State Space Models (SSMs) like Mamba are gaining traction as efficient alternatives to Transformers for processing long sequences, but they’ve lagged behind in interpretability. Now, researchers at the Instituto de Telecomunicações, Lisbon, have unveiled a novel method called LATIM (Measuring Latent Token-to-Token Interactions in Mamba Models) that significantly enhances our understanding of these models’ inner workings.

The core challenge lies in the fact that unlike Transformers, which use attention scores to directly visualize how the model prioritizes different parts of the input, Mamba lacks such an explicit mechanism. Existing methods attempt to bridge this gap by reformulating Mamba’s computations into attention-like representations, but these approaches often fall short in explicitly decomposing the contributions of individual tokens across different layers of the network.

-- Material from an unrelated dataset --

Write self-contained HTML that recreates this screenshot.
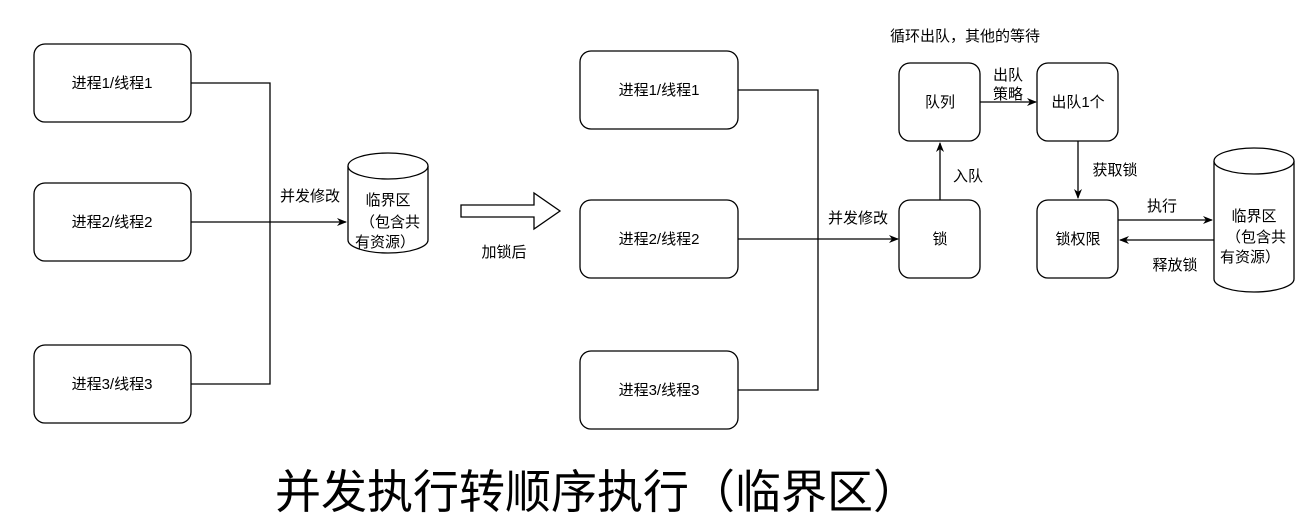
<!DOCTYPE html>
<html><head><meta charset="utf-8"><style>
body{margin:0;background:#fff;}
svg text{font-family:"Liberation Sans","Noto Sans CJK SC",sans-serif;fill:#000;}
</style></head><body>
<svg width="1313" height="522" viewBox="0 0 1313 522" xmlns="http://www.w3.org/2000/svg">
<defs><marker id="a" markerWidth="10" markerHeight="10" refX="9" refY="5" orient="auto" markerUnits="userSpaceOnUse"><path d="M0,1 L10,5 L0,9 L3,5 Z" fill="#000"/></marker></defs>
<g fill="#fff" stroke="#000" stroke-width="1.3">
<rect x="34" y="44" width="157" height="78" rx="11"/>
<rect x="34" y="183" width="157" height="78" rx="11"/>
<rect x="34" y="345" width="157" height="78" rx="11"/>
<rect x="580" y="51" width="158" height="78" rx="11"/>
<rect x="580" y="200" width="158" height="78" rx="11"/>
<rect x="580" y="351" width="158" height="78" rx="11"/>
<rect x="899" y="63" width="81" height="78" rx="11"/>
<rect x="899" y="200" width="81" height="78" rx="11"/>
<rect x="1037" y="63" width="81" height="78" rx="11"/>
<rect x="1037" y="200" width="81" height="78" rx="11"/>
<path d="M348,166 A40,13 0 0 1 428,166 L428,240 A40,13 0 0 1 348,240 Z"/>
<path d="M348,166 A40,13 0 0 0 428,166"/>
<path d="M1214,161 A40,13 0 0 1 1294,161 L1294,279 A40,13 0 0 1 1214,279 Z"/>
<path d="M1214,161 A40,13 0 0 0 1294,161"/>
<path d="M461,205 L534,205 L534,193 L560,211 L534,229 L534,217 L461,217 Z"/>
</g>
<g fill="none" stroke="#000" stroke-width="1.3">
<path d="M191,83 H270 V384 H191"/>
<path d="M191,222 H346" marker-end="url(#a)"/>
<path d="M738,90 H818 V390 H738"/>
<path d="M738,239 H898" marker-end="url(#a)"/>
<path d="M940,200 V143" marker-end="url(#a)"/>
<path d="M980,102 H1036" marker-end="url(#a)"/>
<path d="M1078,141 V198" marker-end="url(#a)"/>
<path d="M1118,220 H1212" marker-end="url(#a)"/>
<path d="M1214,240 H1120" marker-end="url(#a)"/>
</g>
<g font-size="15" text-anchor="middle">
<text x="112" y="88">进程1/线程1</text>
<text x="112" y="227">进程2/线程2</text>
<text x="112" y="389">进程3/线程3</text>
<text x="659" y="95">进程1/线程1</text>
<text x="659" y="244">进程2/线程2</text>
<text x="659" y="395">进程3/线程3</text>
<text x="940" y="107">队列</text>
<text x="940" y="244">锁</text>
<text x="1078" y="107">出队1个</text>
<text x="1078" y="244">锁权限</text>
<text x="388" y="205">临界区</text>
<text x="390" y="227">（包含共</text>
<text x="385" y="247">有资源）</text>
<text x="1254" y="221">临界区</text>
<text x="1256" y="242">（包含共</text>
<text x="1250" y="262">有资源）</text>
<text x="310" y="201">并发修改</text>
<text x="504" y="257">加锁后</text>
<text x="858" y="223">并发修改</text>
<text x="968" y="181">入队</text>
<text x="1008" y="80">出队</text>
<text x="1008" y="99">策略</text>
<text x="1115" y="175">获取锁</text>
<text x="1162" y="211">执行</text>
<text x="1175" y="270">释放锁</text>
<text x="965" y="41">循环出队，其他的等待</text>
</g>
<text x="597" y="508" font-size="46" text-anchor="middle">并发执行转顺序执行（临界区）</text>
</svg>
</body></html>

LATIM fills this void by reformulating Mamba’s computation to enable a token-by-token analysis. Imagine you’re trying to understand how Mamba translates a sentence from English to French. LATIM allows you to see how each word in the English sentence influences the generation of each word in the French sentence, even across different layers of the model. This fine-grained analysis allows researchers to adapt existing attention-based interpretability techniques to Mamba architectures.

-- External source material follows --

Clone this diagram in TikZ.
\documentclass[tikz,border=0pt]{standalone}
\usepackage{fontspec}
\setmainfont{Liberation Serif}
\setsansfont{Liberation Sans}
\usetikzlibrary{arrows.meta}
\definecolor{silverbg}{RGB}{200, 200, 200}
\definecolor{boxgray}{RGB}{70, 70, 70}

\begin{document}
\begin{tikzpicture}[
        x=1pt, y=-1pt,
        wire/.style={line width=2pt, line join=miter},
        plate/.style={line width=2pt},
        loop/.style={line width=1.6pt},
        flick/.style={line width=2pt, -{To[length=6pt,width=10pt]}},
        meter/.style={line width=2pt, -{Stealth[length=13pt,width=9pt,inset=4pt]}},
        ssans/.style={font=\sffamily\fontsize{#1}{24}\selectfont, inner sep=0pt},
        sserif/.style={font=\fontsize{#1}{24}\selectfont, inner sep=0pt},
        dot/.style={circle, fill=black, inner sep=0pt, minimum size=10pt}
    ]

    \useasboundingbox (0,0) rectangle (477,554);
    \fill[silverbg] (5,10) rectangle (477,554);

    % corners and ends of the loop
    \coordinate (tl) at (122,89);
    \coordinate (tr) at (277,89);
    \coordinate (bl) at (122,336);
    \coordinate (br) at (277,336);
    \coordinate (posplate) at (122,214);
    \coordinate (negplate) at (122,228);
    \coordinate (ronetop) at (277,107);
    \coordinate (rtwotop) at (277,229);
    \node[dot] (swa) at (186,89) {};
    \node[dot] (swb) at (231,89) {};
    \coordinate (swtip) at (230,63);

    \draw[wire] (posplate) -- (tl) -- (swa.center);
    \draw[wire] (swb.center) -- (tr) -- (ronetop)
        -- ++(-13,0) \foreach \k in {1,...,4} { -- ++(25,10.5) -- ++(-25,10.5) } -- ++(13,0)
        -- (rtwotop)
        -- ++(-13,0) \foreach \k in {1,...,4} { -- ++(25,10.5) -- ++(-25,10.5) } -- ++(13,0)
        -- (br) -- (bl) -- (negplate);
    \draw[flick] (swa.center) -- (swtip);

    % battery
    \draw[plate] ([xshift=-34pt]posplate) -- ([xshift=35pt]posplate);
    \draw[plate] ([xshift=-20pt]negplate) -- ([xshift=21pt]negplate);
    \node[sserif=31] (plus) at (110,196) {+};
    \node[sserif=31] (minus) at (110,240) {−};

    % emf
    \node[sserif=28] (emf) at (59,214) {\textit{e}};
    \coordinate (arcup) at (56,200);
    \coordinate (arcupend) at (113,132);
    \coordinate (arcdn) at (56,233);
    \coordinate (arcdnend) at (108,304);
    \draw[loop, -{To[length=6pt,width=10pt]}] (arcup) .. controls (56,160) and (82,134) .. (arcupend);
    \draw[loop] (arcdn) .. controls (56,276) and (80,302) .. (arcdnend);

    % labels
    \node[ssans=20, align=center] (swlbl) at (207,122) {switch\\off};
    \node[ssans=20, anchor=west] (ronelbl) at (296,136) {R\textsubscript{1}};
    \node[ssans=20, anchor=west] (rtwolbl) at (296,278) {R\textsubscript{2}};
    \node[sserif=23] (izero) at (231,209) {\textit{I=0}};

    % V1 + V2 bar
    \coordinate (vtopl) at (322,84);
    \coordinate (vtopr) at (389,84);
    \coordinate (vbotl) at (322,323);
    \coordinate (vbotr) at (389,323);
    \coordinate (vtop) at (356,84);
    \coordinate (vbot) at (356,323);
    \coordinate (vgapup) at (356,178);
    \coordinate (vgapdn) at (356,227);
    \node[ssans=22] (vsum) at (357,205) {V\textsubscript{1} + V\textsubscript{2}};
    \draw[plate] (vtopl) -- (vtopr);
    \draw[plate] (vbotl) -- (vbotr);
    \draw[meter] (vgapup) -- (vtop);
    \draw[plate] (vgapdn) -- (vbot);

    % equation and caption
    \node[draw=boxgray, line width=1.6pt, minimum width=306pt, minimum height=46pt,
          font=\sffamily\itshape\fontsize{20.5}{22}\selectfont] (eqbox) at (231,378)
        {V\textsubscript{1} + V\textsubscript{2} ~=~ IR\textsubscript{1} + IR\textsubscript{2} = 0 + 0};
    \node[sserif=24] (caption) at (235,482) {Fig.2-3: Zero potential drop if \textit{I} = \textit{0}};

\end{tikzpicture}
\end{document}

The researchers evaluated LATIM across a range of tasks, showcasing its effectiveness in revealing Mamba’s token interaction patterns. One key test was the “copying task,” where the model is tasked with repeating a given sequence. A well-performing model should create a diagonal interaction pattern between the original sequence and the copy, which LATIM highlighted much more clearly than previous methods. For instance, if the sequence starts with “hello,” the model should “attend” to that “hello” token when generating the new “hello” token as part of the copy.

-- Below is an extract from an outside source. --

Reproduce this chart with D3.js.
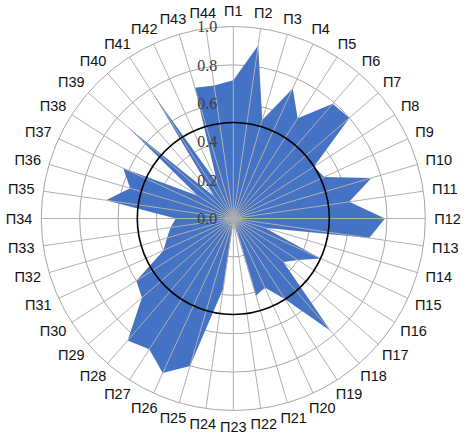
<!DOCTYPE html>
<html>
<head>
<meta charset="utf-8">
<script src="https://cdn.jsdelivr.net/npm/d3@7"></script>
<style>
  body { margin: 0; background: #fff; }
</style>
</head>
<body>
<div id="my_dataviz"></div>
<script>
// chart data
const categories = ["П1", "П2", "П3", "П4", "П5", "П6", "П7", "П8", "П9", "П10", "П11",
  "П12", "П13", "П14", "П15", "П16", "П17", "П18", "П19", "П20", "П21", "П22",
  "П23", "П24", "П25", "П26", "П27", "П28", "П29", "П30", "П31", "П32", "П33",
  "П34", "П35", "П36", "П37", "П38", "П39", "П40", "П41", "П42", "П43", "П44"];
const values = [0.72, 0.91, 0.535, 0.745, 0.62, 0.79, 0.80, 0.50, 0.52, 0.75, 0.61,
  0.79, 0.715, 0.17, 0.50, 0.40, 0.345, 0.775, 0.50, 0.395, 0.42, 0.03,
  0.02, 0.37, 0.80, 0.885, 0.81, 0.84, 0.63, 0.60, 0.40, 0.36, 0.33,
  0.30, 0.67, 0.56, 0.63, 0.22, 0.72, 0.15, 0.765, 0.20, 0.71, 0.70];
const ticks = [0.0, 0.2, 0.4, 0.6, 0.8, 1.0];
const refLevel = [0.5];

const width = 474;
const height = 437;
const cx = 233.3;
const cy = 218.5;
const radius = 192;

const svg = d3.select("#my_dataviz")
  .append("svg")
    .attr("width", width)
    .attr("height", height)
  .append("g")
    .attr("transform", "translate(" + cx + "," + cy + ")");

const r = d3.scaleLinear().domain([0, 1]).range([0, radius]);
const angle = d3.scaleLinear().domain([0, categories.length]).range([0, 2 * Math.PI]);

// concentric grid rings
svg.selectAll(".ring")
  .data(ticks.filter(d => d > 0))
  .enter()
  .append("circle")
    .attr("r", d => r(d))
    .attr("fill", "none")
    .attr("stroke", "#a6a6a6")
    .attr("stroke-width", 1);

// the filled series
const radar = d3.lineRadial()
  .angle((d, i) => angle(i))
  .radius(d => r(d))
  .curve(d3.curveLinearClosed);

svg.append("path")
  .datum(values)
  .attr("d", radar)
  .attr("fill", "#4472C4");

// spokes on top of the fill
svg.selectAll(".spoke")
  .data(categories)
  .enter()
  .append("line")
    .attr("x1", 0)
    .attr("y1", 0)
    .attr("x2", (d, i) => r(1) * Math.sin(angle(i)))
    .attr("y2", (d, i) => -r(1) * Math.cos(angle(i)))
    .attr("stroke", "#b0b0b0")
    .attr("stroke-width", 1);

// black reference circle
svg.selectAll(".ref")
  .data(refLevel)
  .enter()
  .append("circle")
    .attr("r", d => r(d))
    .attr("fill", "none")
    .attr("stroke", "#000")
    .attr("stroke-width", 1.6);

// radial tick labels
svg.selectAll(".tick")
  .data(ticks)
  .enter()
  .append("text")
    .attr("x", -16)
    .attr("y", d => -r(d))
    .attr("dy", "0.35em")
    .attr("text-anchor", "end")
    .attr("font-family", "'Liberation Serif', 'Times New Roman', serif")
    .attr("font-size", "16px")
    .attr("fill", "#404040")
    .text(d => d3.format(".1f")(d));

// category labels, box pushed outward from the ring
const labels = svg.selectAll(".lbl")
  .data(categories)
  .enter()
  .append("text")
    .attr("text-anchor", "middle")
    .attr("dy", "0.35em")
    .attr("font-family", "'Liberation Sans', Arial, sans-serif")
    .attr("font-size", "14.5px")
    .attr("fill", "#111")
    .text(d => d);

labels.each(function(d, i) {
  const a = angle(i);
  const w = this.getComputedTextLength();
  const h = 14;
  const px = (radius + 9) * Math.sin(a);
  const py = -(radius + 9) * Math.cos(a);
  d3.select(this)
    .attr("x", px + Math.sin(a) * w / 2)
    .attr("y", py - Math.cos(a) * h / 2);
});
</script>
</body>
</html>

LATIM was also tested on machine translation. Here, the model’s token alignment between the source and target language is critical for accurate translation. LATIM outperformed previous methods in capturing these alignments, providing a clearer picture of how the model maps words and phrases across languages.

The team further investigated Mamba’s performance on retrieval-based generation tasks. Here, Mamba needs to identify and extract specific information from a long context. By using a task called “Passkey Retrieval,” where the model is challenged to extract a hidden numeric value from distracting text, LATIM uncovered that Mamba sometimes struggles to maintain focus on the correct information when multiple potential answers are present. It may tend to focus on the first key, even if it is not the requested one.

“Our findings suggest that Mamba’s recall limitations in long-context tasks may stem from its sparse and decaying focus on relevant tokens,” the researchers wrote. This insight could guide future efforts to improve Mamba’s ability to handle complex retrieval tasks.

The researchers acknowledge that their method involves some approximation due to the non-linearity within Mamba’s architecture, and that further studies involving human evaluation would further validate LATIM’s effectiveness. However, LATIM represents a significant step forward in understanding Mamba models, paving the way for more transparent and reliable SSMs.